4. **Imagine the graph (optional but helpful!):**
* The basic graph of `y = 1/x` has two curved pieces: one in the top-right section of the graph and one in the bottom-left section.
* Because our function is `g(x) = -1/x` (it has a minus sign in front), it means the graph of `1/x` gets flipped!
* So, the piece that was in the top-right (where x is positive, y is positive) now goes to the bottom-right (where x is positive, y is negative, e.g., `g(1) = -1`).
* And the piece that was in the bottom-left (where x is negative, y is negative) now goes to the top-left (where x is negative, y is positive, e.g., `g(-1) = 1`).
* These two curves will get closer and closer to the x-axis (`y=0`) and y-axis (`x=0`) but never actually touch them.

Alternative answer

Answer:
The vertical asymptote is $x = 0$.
The horizontal asymptote is $y = 0$.
The graph of $g(x)=-\frac{1}{x}$ is a hyperbola. It has two branches: one in Quadrant II (top-left), approaching $x=0$ from the left and $y=0$ from above; and another in Quadrant IV (bottom-right), approaching $x=0$ from the right and $y=0$ from below. Explain
This is a question about rational functions, and how to find their vertical and horizontal asymptotes, and how to sketch their graphs . The solving step is:

Hey friend! This problem asks us to find some invisible lines called "asymptotes" for a function and then imagine what the graph looks like!

First, let's find the **vertical asymptote**. This is a vertical line that the graph gets super close to but never actually touches. We find it by looking at the bottom part of our fraction. If the bottom part becomes zero, that's where our vertical line is, because you can't divide by zero!
For our function, $g(x) = -\frac{1}{x}$, the bottom part is just 'x'.
So, if we set the bottom part to zero: $x = 0$.
That means our vertical asymptote is the line $\mathbf{x = 0}$ (which is just the y-axis!).

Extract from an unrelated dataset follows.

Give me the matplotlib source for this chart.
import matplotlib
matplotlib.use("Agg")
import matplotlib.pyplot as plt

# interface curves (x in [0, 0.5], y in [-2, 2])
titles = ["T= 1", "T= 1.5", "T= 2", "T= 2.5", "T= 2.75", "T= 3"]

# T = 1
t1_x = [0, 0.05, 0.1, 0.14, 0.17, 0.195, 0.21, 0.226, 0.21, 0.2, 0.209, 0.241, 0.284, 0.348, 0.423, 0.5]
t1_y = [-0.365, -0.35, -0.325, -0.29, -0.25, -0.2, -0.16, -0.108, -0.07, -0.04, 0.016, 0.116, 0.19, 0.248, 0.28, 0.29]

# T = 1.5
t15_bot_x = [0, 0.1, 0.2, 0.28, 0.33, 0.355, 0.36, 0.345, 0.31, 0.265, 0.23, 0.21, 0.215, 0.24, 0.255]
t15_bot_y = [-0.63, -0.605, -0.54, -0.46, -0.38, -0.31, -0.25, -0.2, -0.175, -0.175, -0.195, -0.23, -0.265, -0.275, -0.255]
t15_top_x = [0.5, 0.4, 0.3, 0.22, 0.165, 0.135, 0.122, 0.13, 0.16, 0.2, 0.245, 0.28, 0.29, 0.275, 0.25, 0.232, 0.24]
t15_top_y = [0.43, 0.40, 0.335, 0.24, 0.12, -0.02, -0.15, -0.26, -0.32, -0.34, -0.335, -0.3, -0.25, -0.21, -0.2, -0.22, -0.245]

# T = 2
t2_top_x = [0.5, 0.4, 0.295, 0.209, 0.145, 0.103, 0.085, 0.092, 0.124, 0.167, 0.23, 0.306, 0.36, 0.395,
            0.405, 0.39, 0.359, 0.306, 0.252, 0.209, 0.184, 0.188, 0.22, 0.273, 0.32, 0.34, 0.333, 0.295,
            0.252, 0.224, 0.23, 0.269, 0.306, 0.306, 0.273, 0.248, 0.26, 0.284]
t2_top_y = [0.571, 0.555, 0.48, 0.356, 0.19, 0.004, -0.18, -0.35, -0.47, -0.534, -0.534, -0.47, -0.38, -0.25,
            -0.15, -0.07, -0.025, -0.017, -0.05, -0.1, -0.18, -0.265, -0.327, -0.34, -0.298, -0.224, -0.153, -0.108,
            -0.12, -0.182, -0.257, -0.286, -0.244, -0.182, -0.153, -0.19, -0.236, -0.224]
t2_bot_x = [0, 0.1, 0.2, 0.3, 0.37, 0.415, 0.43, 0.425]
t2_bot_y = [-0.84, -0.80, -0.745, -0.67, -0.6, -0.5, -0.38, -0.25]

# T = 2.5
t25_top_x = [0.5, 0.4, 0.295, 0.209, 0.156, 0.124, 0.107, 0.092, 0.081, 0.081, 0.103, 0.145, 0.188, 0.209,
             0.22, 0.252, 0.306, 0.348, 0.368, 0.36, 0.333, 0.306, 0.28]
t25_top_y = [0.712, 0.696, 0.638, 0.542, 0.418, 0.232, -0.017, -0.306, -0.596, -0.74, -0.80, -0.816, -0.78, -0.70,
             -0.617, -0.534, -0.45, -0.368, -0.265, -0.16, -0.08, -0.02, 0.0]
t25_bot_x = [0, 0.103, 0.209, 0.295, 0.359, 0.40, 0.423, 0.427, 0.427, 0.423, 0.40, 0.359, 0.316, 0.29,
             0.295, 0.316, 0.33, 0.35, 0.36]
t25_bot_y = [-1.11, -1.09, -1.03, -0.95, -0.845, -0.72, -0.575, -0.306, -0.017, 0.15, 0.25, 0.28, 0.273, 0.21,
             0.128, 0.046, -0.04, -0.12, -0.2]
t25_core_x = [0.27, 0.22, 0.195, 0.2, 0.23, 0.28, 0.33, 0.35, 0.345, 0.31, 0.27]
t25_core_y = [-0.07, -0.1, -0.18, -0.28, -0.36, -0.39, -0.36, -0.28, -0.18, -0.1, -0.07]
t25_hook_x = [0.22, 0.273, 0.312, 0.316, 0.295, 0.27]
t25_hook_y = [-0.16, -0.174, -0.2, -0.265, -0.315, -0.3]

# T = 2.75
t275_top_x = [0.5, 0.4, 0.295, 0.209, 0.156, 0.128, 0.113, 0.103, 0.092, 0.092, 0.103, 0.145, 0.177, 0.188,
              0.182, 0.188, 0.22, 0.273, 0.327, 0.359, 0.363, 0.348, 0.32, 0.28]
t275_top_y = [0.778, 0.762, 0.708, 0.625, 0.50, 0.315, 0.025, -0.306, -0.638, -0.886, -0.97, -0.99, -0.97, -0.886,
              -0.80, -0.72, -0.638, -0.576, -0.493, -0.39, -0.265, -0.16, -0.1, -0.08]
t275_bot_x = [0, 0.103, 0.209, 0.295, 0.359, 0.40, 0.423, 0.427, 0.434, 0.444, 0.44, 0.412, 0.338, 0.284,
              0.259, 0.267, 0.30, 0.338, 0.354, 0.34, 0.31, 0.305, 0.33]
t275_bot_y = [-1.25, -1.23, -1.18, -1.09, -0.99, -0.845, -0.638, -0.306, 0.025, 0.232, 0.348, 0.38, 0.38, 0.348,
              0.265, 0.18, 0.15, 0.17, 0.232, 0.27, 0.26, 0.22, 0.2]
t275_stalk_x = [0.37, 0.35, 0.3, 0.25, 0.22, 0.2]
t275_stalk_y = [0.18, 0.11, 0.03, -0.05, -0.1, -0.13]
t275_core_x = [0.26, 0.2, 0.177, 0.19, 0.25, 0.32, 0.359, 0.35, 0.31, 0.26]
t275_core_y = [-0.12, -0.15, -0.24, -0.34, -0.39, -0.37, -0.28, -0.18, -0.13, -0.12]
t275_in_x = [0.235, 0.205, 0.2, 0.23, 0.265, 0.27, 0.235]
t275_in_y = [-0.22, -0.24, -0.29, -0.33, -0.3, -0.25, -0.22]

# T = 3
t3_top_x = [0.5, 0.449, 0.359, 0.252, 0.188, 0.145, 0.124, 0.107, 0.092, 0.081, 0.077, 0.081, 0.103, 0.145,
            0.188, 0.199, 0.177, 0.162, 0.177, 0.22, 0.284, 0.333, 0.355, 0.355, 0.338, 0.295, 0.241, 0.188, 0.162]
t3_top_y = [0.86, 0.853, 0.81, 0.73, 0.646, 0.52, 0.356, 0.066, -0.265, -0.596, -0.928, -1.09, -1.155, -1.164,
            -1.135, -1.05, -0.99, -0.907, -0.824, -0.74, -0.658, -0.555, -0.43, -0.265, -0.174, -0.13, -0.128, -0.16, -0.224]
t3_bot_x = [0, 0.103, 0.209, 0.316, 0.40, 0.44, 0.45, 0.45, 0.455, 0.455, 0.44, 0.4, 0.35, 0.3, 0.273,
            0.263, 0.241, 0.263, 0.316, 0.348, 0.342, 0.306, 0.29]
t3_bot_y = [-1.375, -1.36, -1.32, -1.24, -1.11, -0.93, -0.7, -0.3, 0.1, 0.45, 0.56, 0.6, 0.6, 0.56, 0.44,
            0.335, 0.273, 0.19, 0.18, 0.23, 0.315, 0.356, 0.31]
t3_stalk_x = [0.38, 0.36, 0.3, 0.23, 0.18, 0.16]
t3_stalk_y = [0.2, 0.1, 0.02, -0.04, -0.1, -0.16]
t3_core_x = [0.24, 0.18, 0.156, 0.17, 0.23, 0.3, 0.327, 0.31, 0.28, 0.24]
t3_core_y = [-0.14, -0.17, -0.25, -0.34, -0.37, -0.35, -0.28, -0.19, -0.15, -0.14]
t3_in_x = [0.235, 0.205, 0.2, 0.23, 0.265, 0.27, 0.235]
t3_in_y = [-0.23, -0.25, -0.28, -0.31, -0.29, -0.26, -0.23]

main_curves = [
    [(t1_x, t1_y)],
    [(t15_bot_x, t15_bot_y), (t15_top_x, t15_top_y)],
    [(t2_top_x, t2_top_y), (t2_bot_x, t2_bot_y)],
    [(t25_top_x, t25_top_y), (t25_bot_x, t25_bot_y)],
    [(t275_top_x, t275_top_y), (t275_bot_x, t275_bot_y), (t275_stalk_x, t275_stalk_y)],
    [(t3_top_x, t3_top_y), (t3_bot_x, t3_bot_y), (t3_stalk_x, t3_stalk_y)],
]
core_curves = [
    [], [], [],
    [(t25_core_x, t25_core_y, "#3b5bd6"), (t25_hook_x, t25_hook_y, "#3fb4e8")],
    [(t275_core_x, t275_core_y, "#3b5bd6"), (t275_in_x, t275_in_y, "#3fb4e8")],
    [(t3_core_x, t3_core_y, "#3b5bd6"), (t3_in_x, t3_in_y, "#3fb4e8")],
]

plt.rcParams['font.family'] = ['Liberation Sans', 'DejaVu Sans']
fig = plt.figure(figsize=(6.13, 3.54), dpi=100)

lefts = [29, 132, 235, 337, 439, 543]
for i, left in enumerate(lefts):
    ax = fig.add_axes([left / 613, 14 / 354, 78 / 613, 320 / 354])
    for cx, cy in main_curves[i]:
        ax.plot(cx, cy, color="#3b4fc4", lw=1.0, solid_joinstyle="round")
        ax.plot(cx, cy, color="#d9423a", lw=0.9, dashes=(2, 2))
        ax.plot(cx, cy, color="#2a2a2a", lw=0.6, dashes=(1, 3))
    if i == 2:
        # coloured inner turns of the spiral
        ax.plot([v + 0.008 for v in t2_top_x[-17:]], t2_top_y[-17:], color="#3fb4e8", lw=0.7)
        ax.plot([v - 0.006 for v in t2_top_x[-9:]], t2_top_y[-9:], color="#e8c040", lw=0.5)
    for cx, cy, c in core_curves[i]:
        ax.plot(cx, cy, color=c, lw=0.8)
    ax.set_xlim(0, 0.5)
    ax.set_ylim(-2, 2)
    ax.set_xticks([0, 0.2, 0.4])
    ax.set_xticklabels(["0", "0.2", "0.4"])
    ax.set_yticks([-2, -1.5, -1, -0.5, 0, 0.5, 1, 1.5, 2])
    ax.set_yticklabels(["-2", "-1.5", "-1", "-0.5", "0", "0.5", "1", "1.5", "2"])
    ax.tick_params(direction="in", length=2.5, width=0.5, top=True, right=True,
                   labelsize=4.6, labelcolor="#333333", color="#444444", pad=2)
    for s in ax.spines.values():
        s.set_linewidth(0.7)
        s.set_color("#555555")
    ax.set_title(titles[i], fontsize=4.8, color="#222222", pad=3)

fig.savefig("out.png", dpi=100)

Next, let's find the **horizontal asymptote**. This is a horizontal line that the graph gets super close to as 'x' gets really, really big (either positive or negative). We think about what happens to the whole fraction.
For $g(x) = -\frac{1}{x}$, the top part is just the number -1, and the bottom part is 'x'.
When 'x' gets really, really big (like a million or a billion!), the bottom part gets huge, and the top part stays the same (-1).
Think about it: $-\frac{1}{1,000,000}$ is a tiny number very close to zero.
Since the bottom grows way faster than the top, the whole fraction gets closer and closer to zero.
So, our horizontal asymptote is the line $\mathbf{y = 0}$ (which is just the x-axis!).

Finally, let's imagine the **graph**.
We know the basic shape of $y = \frac{1}{x}$ looks like two curves, one in the top-right box (Quadrant I) and one in the bottom-left box (Quadrant III).
Our function is $g(x) = -\frac{1}{x}$, which means it's the same as $y = \frac{1}{x}$ but with a minus sign in front. This minus sign tells us to flip the graph vertically (across the x-axis).
So, the curve that was in the top-right will now be in the bottom-right (Quadrant IV), and the curve that was in the bottom-left will now be in the top-left (Quadrant II).
Both curves will get super close to our asymptotes, $x=0$ and $y=0$, but never actually touch them!